I'm strongly against it. Such a signature does not make sense [to me].

It isn't a signature.  It is the same 20 bytes encrypted, except within
the existing packet structure.  No new layers, processing, or code ripups. 
If you want to put 20 bytes of MDC somewhere, these packets have a place
for it, and it is easier to add one more new signature (non-signature) 
subtype than an entire new layer of processing. 

If you want an MDC, and there is already a place for MDCs, then it should
go there if the format can be adapted.

Since you can have multiple signature packets, adding the symmetric MAC
"non-signature" adds this function without the layer.

In short, I'm against it.

And I am against adding an MDC to the "inside" of the symmetric encryption
packet.  There is already a defined place for one outside, although only
in the context of either null or PK encryption.

In short, if you really want to do this, then add an MDC-only signature
type or subtype.  The (non)signature packets will be encrypted with the
rest of the stream.  In fact, the null cipher type might work as is.
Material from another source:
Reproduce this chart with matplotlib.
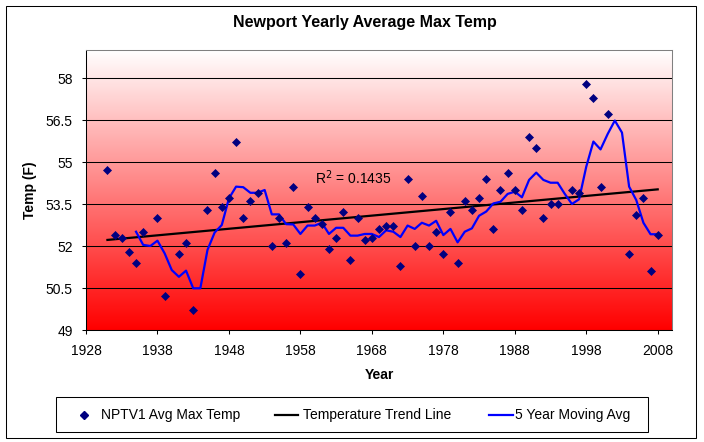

Does anyone have a reason that (plaintext+20) is going to be worse than
(1passhdr)(plaintext)(sig-MDC)?  The code for the latter already exists -
simply bypass the PK encryption.

This also adds the MDC capability to the old ciphers.  The spec already
warned about PK alg ID 0, or we can add a new one, but I don't know what
the various implementations do.  If MDC is that useful, it will be useful
with the old ciphers.

Or just define a completely new packet ID for the MDC.  It will be
basically a signature packet minus a lot of header and other bytes, but
you would have (plaintext)(MDC) with known boundaries.